Not so. Ip Man 2 – a biopic on the kung-fu grandmaster of the same surname (and the teacher of the indomitable Bruce Lee) – brought in Rmb100 million ($14.63 million) in its first week, while Iron Man 2 earned only Rmb60 million over the same period.
“For a long time Hollywood blockbusters have beat our films, now Ip Man has won back some dignity,” declares action movie star Donnie Yen, who plays Ip in the film.
The original Ip Man (2008) focused on the wartime occupation of China by the Japanese. But the sequel opens in 1949 with its protagonist moving to Hong Kong to open a martial arts school, teaching a style of kung-fu called Wing Chun.
The film is more than high-flying kicks and chops. Ip Man’s box office success in China, critics say, has much to do with its nationalistic appeal. In the film’s final showdown, the grandmaster risks his life to bash up a racist British boxer named Twister. And – spoiler ahead – when Ip finally triumphs, audiences in some theatres in Beijing have been erupting in celebration, says the China Daily. The honour of Chinese martial arts is upheld.
“After years of poverty and inferiority in contemporary history our sense of national dignity is in some ways still on shaky ground and so sometimes it’s as well to have it reinforced by enchanting ourselves with a rather chauvinistic story like this one,” says film critic Wang Wen of China Radio International.
Others say the portrayal of the Wing Chun master as a brave and honest man, and a devoted husband to his wife – played by Lynn Xiong (pictured) – has also struck a chord. But it is the commercial potential that has producers most excited. There is now talk of Ip Man 3, with Taiwanese heartthrob Jay Chou (see WiC58) playing Bruce Lee, says the Apple Daily. The producers are pinning their hopes on renewed interest in Lee creating another box office hit.

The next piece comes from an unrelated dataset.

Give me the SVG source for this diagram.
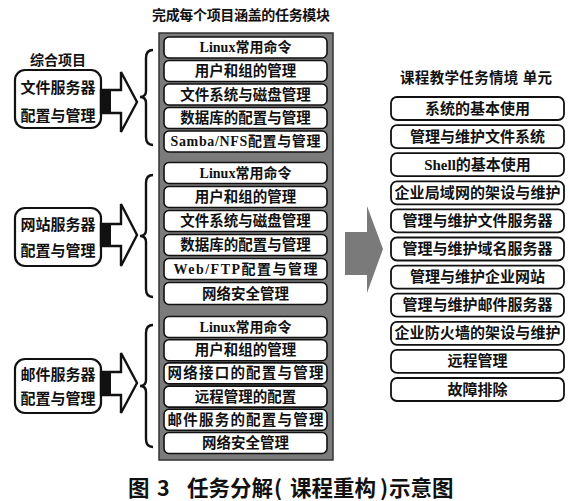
<svg xmlns="http://www.w3.org/2000/svg" width="570" height="501" viewBox="0 0 570 501">
<style>
.t{font-family:"Liberation Serif","Noto Sans CJK SC",serif;font-weight:bold;fill:#111;text-anchor:middle;dominant-baseline:central}
.pb{fill:#fff;stroke:#111;stroke-width:1.6}
.lb{fill:#fff;stroke:#111;stroke-width:2.2}
.rb{fill:#fff;stroke:#111;stroke-width:1.8}
.arr{fill:#fff;stroke:#111;stroke-width:2.4;stroke-linejoin:miter}
.br{fill:none;stroke:#111;stroke-width:2.4}
.cap{font-family:"Noto Sans CJK SC",sans-serif;font-weight:bold;fill:#111;dominant-baseline:central}
</style>
<rect width="570" height="501" fill="#fff"/>

<text class="t" x="241" y="15" font-size="14" textLength="178">完成每个项目涵盖的任务模块</text>
<text class="t" x="58" y="60" font-size="14">综合项目</text>
<text class="t" x="476" y="78" font-size="14.5" textLength="152">课程教学任务情境 单元</text>

<g id="panel">
<rect x="159" y="33" width="174" height="427" fill="#7b7b7b" stroke="#333" stroke-width="1.5"/>
</g>

<g id="group1">
<rect class="pb" x="164" y="37" width="163" height="21" rx="5"/><text class="t" x="245.5" y="47.5" font-size="14">Linux常用命令</text>
<rect class="pb" x="164" y="60.5" width="163" height="21" rx="5"/><text class="t" x="245.5" y="71" font-size="14.5">用户和组的管理</text>
<rect class="pb" x="164" y="84" width="163" height="21" rx="5"/><text class="t" x="245.5" y="94.5" font-size="14.5">文件系统与磁盘管理</text>
<rect class="pb" x="164" y="107.5" width="163" height="21" rx="5"/><text class="t" x="245.5" y="118" font-size="14.5">数据库的配置与管理</text>
<rect class="pb" x="164" y="131" width="163" height="21" rx="5"/><text class="t" x="245.5" y="141.5" font-size="14" textLength="150">Samba/NFS配置与管理</text>
</g>

<g id="group2">
<rect class="pb" x="164" y="162.5" width="163" height="21" rx="5"/><text class="t" x="245.5" y="173" font-size="14">Linux常用命令</text>
<rect class="pb" x="164" y="186.5" width="163" height="21" rx="5"/><text class="t" x="245.5" y="197" font-size="14.5">用户和组的管理</text>
<rect class="pb" x="164" y="210.5" width="163" height="21" rx="5"/><text class="t" x="245.5" y="221" font-size="14.5">文件系统与磁盘管理</text>
<rect class="pb" x="164" y="234.5" width="163" height="21" rx="5"/><text class="t" x="245.5" y="245" font-size="14.5">数据库的配置与管理</text>
<rect class="pb" x="164" y="258.5" width="163" height="21" rx="5"/><text class="t" x="245.5" y="269" font-size="14" textLength="144">Web/FTP配置与管理</text>
<rect class="pb" x="164" y="282.5" width="163" height="22" rx="5"/><text class="t" x="245.5" y="293.5" font-size="14.5">网络安全管理</text>
</g>

<g id="group3">
<rect class="pb" x="164" y="316.5" width="163" height="21" rx="5"/><text class="t" x="245.5" y="327" font-size="14">Linux常用命令</text>
<rect class="pb" x="164" y="339.7" width="163" height="21" rx="5"/><text class="t" x="245.5" y="350.2" font-size="14.5">用户和组的管理</text>
<rect class="pb" x="164" y="362.9" width="163" height="21" rx="5"/><text class="t" x="245.5" y="373.4" font-size="14.5" textLength="156">网络接口的配置与管理</text>
<rect class="pb" x="164" y="386.1" width="163" height="21" rx="5"/><text class="t" x="245.5" y="396.6" font-size="14.5">远程管理的配置</text>
<rect class="pb" x="164" y="409.3" width="163" height="21" rx="5"/><text class="t" x="245.5" y="419.8" font-size="14.5" textLength="156">邮件服务的配置与管理</text>
<rect class="pb" x="164" y="432.5" width="163" height="21" rx="5"/><text class="t" x="245.5" y="443" font-size="14.5">网络安全管理</text>
</g>

<g id="project1">
<rect class="lb" x="15" y="70" width="86" height="58" rx="10"/>
<text class="t" x="58" y="88" font-size="15">文件服务器</text>
<text class="t" x="58" y="116" font-size="15">配置与管理</text>
</g>
<g id="project2">
<rect class="lb" x="15" y="208" width="86" height="58" rx="10"/>
<text class="t" x="58" y="225" font-size="15">网站服务器</text>
<text class="t" x="58" y="251" font-size="15">配置与管理</text>
</g>
<g id="project3">
<rect class="lb" x="15" y="359" width="86" height="54" rx="10"/>
<text class="t" x="58" y="375" font-size="15">邮件服务器</text>
<text class="t" x="58" y="399" font-size="15">配置与管理</text>
</g>

<g id="right">
<rect class="rb" x="391" y="97" width="173" height="23" rx="6"/><text class="t" x="477.5" y="108.5" font-size="15">系统的基本使用</text>
<rect class="rb" x="391" y="125.1" width="173" height="23" rx="6"/><text class="t" x="477.5" y="136.6" font-size="15">管理与维护文件系统</text>
<rect class="rb" x="391" y="153.2" width="173" height="23" rx="6"/><text class="t" x="477.5" y="164.7" font-size="15">Shell的基本使用</text>
<rect class="rb" x="391" y="181.3" width="173" height="23" rx="6"/><text class="t" x="477.5" y="192.8" font-size="15" textLength="166">企业局域网的架设与维护</text>
<rect class="rb" x="391" y="209.4" width="173" height="23" rx="6"/><text class="t" x="477.5" y="220.9" font-size="15">管理与维护文件服务器</text>
<rect class="rb" x="391" y="237.5" width="173" height="23" rx="6"/><text class="t" x="477.5" y="249" font-size="15">管理与维护域名服务器</text>
<rect class="rb" x="391" y="265.6" width="173" height="23" rx="6"/><text class="t" x="477.5" y="277.1" font-size="15">管理与维护企业网站</text>
<rect class="rb" x="391" y="293.7" width="173" height="23" rx="6"/><text class="t" x="477.5" y="305.2" font-size="15">管理与维护邮件服务器</text>
<rect class="rb" x="391" y="321.8" width="173" height="23" rx="6"/><text class="t" x="477.5" y="333.3" font-size="15" textLength="166">企业防火墙的架设与维护</text>
<rect class="rb" x="391" y="349.9" width="173" height="23" rx="6"/><text class="t" x="477.5" y="361.4" font-size="15">远程管理</text>
<rect class="rb" x="391" y="378" width="173" height="23" rx="6"/><text class="t" x="477.5" y="389.5" font-size="15">故障排除</text>
</g>

<g id="connectors">
<path class="arr" d="M101,90 H121 V72 L137,102 L121,132 V113 H101 Z"/>
<rect x="100" y="89" width="11" height="25" fill="#111"/>
<path class="arr" d="M101,224 H121 V204 L137,235 L121,266 V246 H101 Z"/>
<rect x="100" y="223" width="11" height="24" fill="#111"/>
<path class="arr" d="M101,372 H121 V353 L137,383 L121,413 V395 H101 Z"/>
<rect x="100" y="371" width="11" height="25" fill="#111"/>
<path class="br" d="M153,50 Q146,50 146,58 V91 Q146,97 140,97 Q146,97 146,103 V137 Q146,145 153,145"/>
<path class="br" d="M153,175 Q146,175 146,183 V230 Q146,236 140,236 Q146,236 146,242 V289 Q146,297 153,297"/>
<path class="br" d="M153,325 Q146,325 146,333 V380 Q146,386 140,386 Q146,386 146,392 V439 Q146,447 153,447"/>
<polygon points="345,232 367,232 367,206 383,249 367,293 367,275 345,275" fill="#7a7a7a"/>
</g>

<text class="cap" y="486" font-size="21.5"><tspan x="128">图</tspan><tspan x="157">3</tspan><tspan x="187">任务分解</tspan><tspan x="274">(</tspan><tspan x="290">课程重构</tspan><tspan x="380">)</tspan><tspan x="389">示意图</tspan></text>
</svg>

Even though he was hugely popular overseas, Bruce Lee was not well known in China itself. Most Chinese are unfamiliar with his kung fu classics, like Fist of Fury and Enter the Dragon, because they were released during the Cultural Revolution. Bar a few Albanian blockbusters, film imports were pretty much banned altogether.
Lee, the first ethnically-Chinese celebrity to achieve an international following, died in 1973, at the age of 32. But it wasn’t until recently that the Chinese began learning more about him. Last year state-run CCTV broadcast a mammoth 50-episode biography of the kung-fu star.
In Xichun, Lee’s ancestral hometown in Guangdong province, local officials are also cashing in on his legend, with a Bruce Lee Paradise park. “Lee’s image and reputation are becoming more and more familiar now in [China],” says Chen Xian, a manager at the park. “He’s someone the Chinese people should be proud of.”